## TASK OBJECTIVE
Transcribe the material verbatim in full; the pictures do not belong in the copy.

^^^^^^^^^^^^^^^^

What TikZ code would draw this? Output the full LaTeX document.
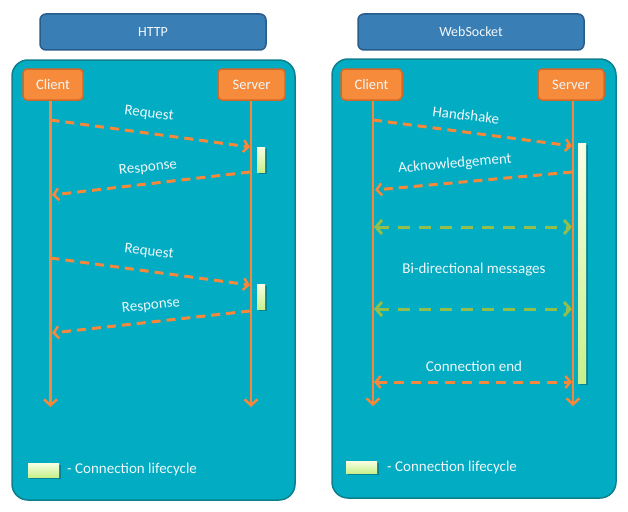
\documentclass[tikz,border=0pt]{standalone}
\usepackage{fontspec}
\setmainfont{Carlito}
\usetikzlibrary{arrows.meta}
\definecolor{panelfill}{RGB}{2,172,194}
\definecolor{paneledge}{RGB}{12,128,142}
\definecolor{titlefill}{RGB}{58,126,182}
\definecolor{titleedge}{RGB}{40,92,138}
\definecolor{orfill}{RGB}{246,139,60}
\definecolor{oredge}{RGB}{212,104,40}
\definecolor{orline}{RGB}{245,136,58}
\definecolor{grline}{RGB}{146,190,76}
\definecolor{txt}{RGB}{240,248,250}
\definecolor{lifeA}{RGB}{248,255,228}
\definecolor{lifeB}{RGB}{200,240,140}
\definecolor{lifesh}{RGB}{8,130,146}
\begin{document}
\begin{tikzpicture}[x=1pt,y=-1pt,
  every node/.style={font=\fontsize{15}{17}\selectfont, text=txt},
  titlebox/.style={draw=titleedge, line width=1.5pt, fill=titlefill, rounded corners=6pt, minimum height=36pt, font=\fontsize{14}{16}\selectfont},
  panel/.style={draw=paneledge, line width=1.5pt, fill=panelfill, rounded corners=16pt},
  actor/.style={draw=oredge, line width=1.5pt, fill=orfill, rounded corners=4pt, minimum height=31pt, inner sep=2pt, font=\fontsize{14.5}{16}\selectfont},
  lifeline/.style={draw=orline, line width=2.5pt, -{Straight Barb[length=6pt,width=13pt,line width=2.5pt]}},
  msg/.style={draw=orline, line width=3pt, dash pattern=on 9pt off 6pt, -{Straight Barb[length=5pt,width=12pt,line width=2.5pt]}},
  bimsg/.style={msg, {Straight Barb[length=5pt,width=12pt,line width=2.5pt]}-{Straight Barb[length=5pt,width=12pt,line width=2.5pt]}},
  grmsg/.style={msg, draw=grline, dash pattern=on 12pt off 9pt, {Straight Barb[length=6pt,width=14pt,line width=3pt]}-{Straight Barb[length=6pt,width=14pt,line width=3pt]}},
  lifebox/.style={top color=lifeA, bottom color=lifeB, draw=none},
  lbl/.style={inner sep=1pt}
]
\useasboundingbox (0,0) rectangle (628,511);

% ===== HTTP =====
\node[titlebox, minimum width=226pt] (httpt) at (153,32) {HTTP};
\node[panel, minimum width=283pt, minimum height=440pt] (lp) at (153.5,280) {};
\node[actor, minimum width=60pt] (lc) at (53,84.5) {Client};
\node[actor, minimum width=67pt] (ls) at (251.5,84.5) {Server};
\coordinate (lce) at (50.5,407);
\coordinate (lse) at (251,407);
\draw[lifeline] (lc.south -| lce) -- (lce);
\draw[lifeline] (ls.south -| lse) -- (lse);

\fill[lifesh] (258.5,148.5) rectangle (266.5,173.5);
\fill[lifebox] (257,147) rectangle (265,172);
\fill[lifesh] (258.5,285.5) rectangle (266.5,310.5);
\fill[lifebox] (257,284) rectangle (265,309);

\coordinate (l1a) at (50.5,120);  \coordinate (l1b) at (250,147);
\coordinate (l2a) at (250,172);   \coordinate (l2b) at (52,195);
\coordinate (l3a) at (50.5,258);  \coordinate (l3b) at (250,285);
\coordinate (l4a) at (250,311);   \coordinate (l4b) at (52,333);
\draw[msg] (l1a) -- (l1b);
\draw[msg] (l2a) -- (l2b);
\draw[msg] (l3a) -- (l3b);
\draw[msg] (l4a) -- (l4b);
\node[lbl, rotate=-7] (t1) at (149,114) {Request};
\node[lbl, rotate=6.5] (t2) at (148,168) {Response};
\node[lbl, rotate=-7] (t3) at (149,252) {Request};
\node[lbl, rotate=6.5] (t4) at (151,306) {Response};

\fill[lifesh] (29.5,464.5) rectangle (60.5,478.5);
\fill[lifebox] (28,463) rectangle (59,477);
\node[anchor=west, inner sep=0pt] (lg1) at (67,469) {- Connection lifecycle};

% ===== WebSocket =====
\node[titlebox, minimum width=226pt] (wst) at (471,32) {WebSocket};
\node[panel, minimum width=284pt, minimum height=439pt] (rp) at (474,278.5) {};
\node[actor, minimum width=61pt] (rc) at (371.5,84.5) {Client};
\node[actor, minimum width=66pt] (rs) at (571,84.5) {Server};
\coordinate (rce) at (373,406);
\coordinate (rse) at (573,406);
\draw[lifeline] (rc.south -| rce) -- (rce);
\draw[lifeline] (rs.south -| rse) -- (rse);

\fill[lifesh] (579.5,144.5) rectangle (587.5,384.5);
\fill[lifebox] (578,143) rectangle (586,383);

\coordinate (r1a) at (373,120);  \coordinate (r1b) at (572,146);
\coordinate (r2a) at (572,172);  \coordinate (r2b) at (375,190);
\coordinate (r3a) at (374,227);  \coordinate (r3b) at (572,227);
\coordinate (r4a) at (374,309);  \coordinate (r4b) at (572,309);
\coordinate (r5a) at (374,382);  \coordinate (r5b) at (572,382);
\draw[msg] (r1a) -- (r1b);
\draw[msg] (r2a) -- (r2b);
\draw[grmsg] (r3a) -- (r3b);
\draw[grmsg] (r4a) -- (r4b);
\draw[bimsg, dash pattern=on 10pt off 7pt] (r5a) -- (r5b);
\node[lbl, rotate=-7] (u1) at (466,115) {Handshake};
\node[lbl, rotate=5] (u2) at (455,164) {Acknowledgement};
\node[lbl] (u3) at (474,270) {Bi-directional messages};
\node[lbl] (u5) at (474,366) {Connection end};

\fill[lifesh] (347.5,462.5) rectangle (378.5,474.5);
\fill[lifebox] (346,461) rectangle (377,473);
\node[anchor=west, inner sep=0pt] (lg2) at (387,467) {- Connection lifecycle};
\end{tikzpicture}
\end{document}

^^^^^^^^^^^^^^^^

## FULL SOLUTION
What TikZ code would draw this? Output the full LaTeX document.
\documentclass[tikz,border=0pt]{standalone}
\usepackage{fontspec}
\setmainfont{Carlito}
\usetikzlibrary{arrows.meta}
\definecolor{panelfill}{RGB}{2,172,194}
\definecolor{paneledge}{RGB}{12,128,142}
\definecolor{titlefill}{RGB}{58,126,182}
\definecolor{titleedge}{RGB}{40,92,138}
\definecolor{orfill}{RGB}{246,139,60}
\definecolor{oredge}{RGB}{212,104,40}
\definecolor{orline}{RGB}{245,136,58}
\definecolor{grline}{RGB}{146,190,76}
\definecolor{txt}{RGB}{240,248,250}
\definecolor{lifeA}{RGB}{248,255,228}
\definecolor{lifeB}{RGB}{200,240,140}
\definecolor{lifesh}{RGB}{8,130,146}
\begin{document}
\begin{tikzpicture}[x=1pt,y=-1pt,
  every node/.style={font=\fontsize{15}{17}\selectfont, text=txt},
  titlebox/.style={draw=titleedge, line width=1.5pt, fill=titlefill, rounded corners=6pt, minimum height=36pt, font=\fontsize{14}{16}\selectfont},
  panel/.style={draw=paneledge, line width=1.5pt, fill=panelfill, rounded corners=16pt},
  actor/.style={draw=oredge, line width=1.5pt, fill=orfill, rounded corners=4pt, minimum height=31pt, inner sep=2pt, font=\fontsize{14.5}{16}\selectfont},
  lifeline/.style={draw=orline, line width=2.5pt, -{Straight Barb[length=6pt,width=13pt,line width=2.5pt]}},
  msg/.style={draw=orline, line width=3pt, dash pattern=on 9pt off 6pt, -{Straight Barb[length=5pt,width=12pt,line width=2.5pt]}},
  bimsg/.style={msg, {Straight Barb[length=5pt,width=12pt,line width=2.5pt]}-{Straight Barb[length=5pt,width=12pt,line width=2.5pt]}},
  grmsg/.style={msg, draw=grline, dash pattern=on 12pt off 9pt, {Straight Barb[length=6pt,width=14pt,line width=3pt]}-{Straight Barb[length=6pt,width=14pt,line width=3pt]}},
  lifebox/.style={top color=lifeA, bottom color=lifeB, draw=none},
  lbl/.style={inner sep=1pt}
]
\useasboundingbox (0,0) rectangle (628,511);

% ===== HTTP =====
\node[titlebox, minimum width=226pt] (httpt) at (153,32) {HTTP};
\node[panel, minimum width=283pt, minimum height=440pt] (lp) at (153.5,280) {};
\node[actor, minimum width=60pt] (lc) at (53,84.5) {Client};
\node[actor, minimum width=67pt] (ls) at (251.5,84.5) {Server};
\coordinate (lce) at (50.5,407);
\coordinate (lse) at (251,407);
\draw[lifeline] (lc.south -| lce) -- (lce);
\draw[lifeline] (ls.south -| lse) -- (lse);

\fill[lifesh] (258.5,148.5) rectangle (266.5,173.5);
\fill[lifebox] (257,147) rectangle (265,172);
\fill[lifesh] (258.5,285.5) rectangle (266.5,310.5);
\fill[lifebox] (257,284) rectangle (265,309);

\coordinate (l1a) at (50.5,120);  \coordinate (l1b) at (250,147);
\coordinate (l2a) at (250,172);   \coordinate (l2b) at (52,195);
\coordinate (l3a) at (50.5,258);  \coordinate (l3b) at (250,285);
\coordinate (l4a) at (250,311);   \coordinate (l4b) at (52,333);
\draw[msg] (l1a) -- (l1b);
\draw[msg] (l2a) -- (l2b);
\draw[msg] (l3a) -- (l3b);
\draw[msg] (l4a) -- (l4b);
\node[lbl, rotate=-7] (t1) at (149,114) {Request};
\node[lbl, rotate=6.5] (t2) at (148,168) {Response};
\node[lbl, rotate=-7] (t3) at (149,252) {Request};
\node[lbl, rotate=6.5] (t4) at (151,306) {Response};

\fill[lifesh] (29.5,464.5) rectangle (60.5,478.5);
\fill[lifebox] (28,463) rectangle (59,477);
\node[anchor=west, inner sep=0pt] (lg1) at (67,469) {- Connection lifecycle};

% ===== WebSocket =====
\node[titlebox, minimum width=226pt] (wst) at (471,32) {WebSocket};
\node[panel, minimum width=284pt, minimum height=439pt] (rp) at (474,278.5) {};
\node[actor, minimum width=61pt] (rc) at (371.5,84.5) {Client};
\node[actor, minimum width=66pt] (rs) at (571,84.5) {Server};
\coordinate (rce) at (373,406);
\coordinate (rse) at (573,406);
\draw[lifeline] (rc.south -| rce) -- (rce);
\draw[lifeline] (rs.south -| rse) -- (rse);

\fill[lifesh] (579.5,144.5) rectangle (587.5,384.5);
\fill[lifebox] (578,143) rectangle (586,383);

\coordinate (r1a) at (373,120);  \coordinate (r1b) at (572,146);
\coordinate (r2a) at (572,172);  \coordinate (r2b) at (375,190);
\coordinate (r3a) at (374,227);  \coordinate (r3b) at (572,227);
\coordinate (r4a) at (374,309);  \coordinate (r4b) at (572,309);
\coordinate (r5a) at (374,382);  \coordinate (r5b) at (572,382);
\draw[msg] (r1a) -- (r1b);
\draw[msg] (r2a) -- (r2b);
\draw[grmsg] (r3a) -- (r3b);
\draw[grmsg] (r4a) -- (r4b);
\draw[bimsg, dash pattern=on 10pt off 7pt] (r5a) -- (r5b);
\node[lbl, rotate=-7] (u1) at (466,115) {Handshake};
\node[lbl, rotate=5] (u2) at (455,164) {Acknowledgement};
\node[lbl] (u3) at (474,270) {Bi-directional messages};
\node[lbl] (u5) at (474,366) {Connection end};

\fill[lifesh] (347.5,462.5) rectangle (378.5,474.5);
\fill[lifebox] (346,461) rectangle (377,473);
\node[anchor=west, inner sep=0pt] (lg2) at (387,467) {- Connection lifecycle};
\end{tikzpicture}
\end{document}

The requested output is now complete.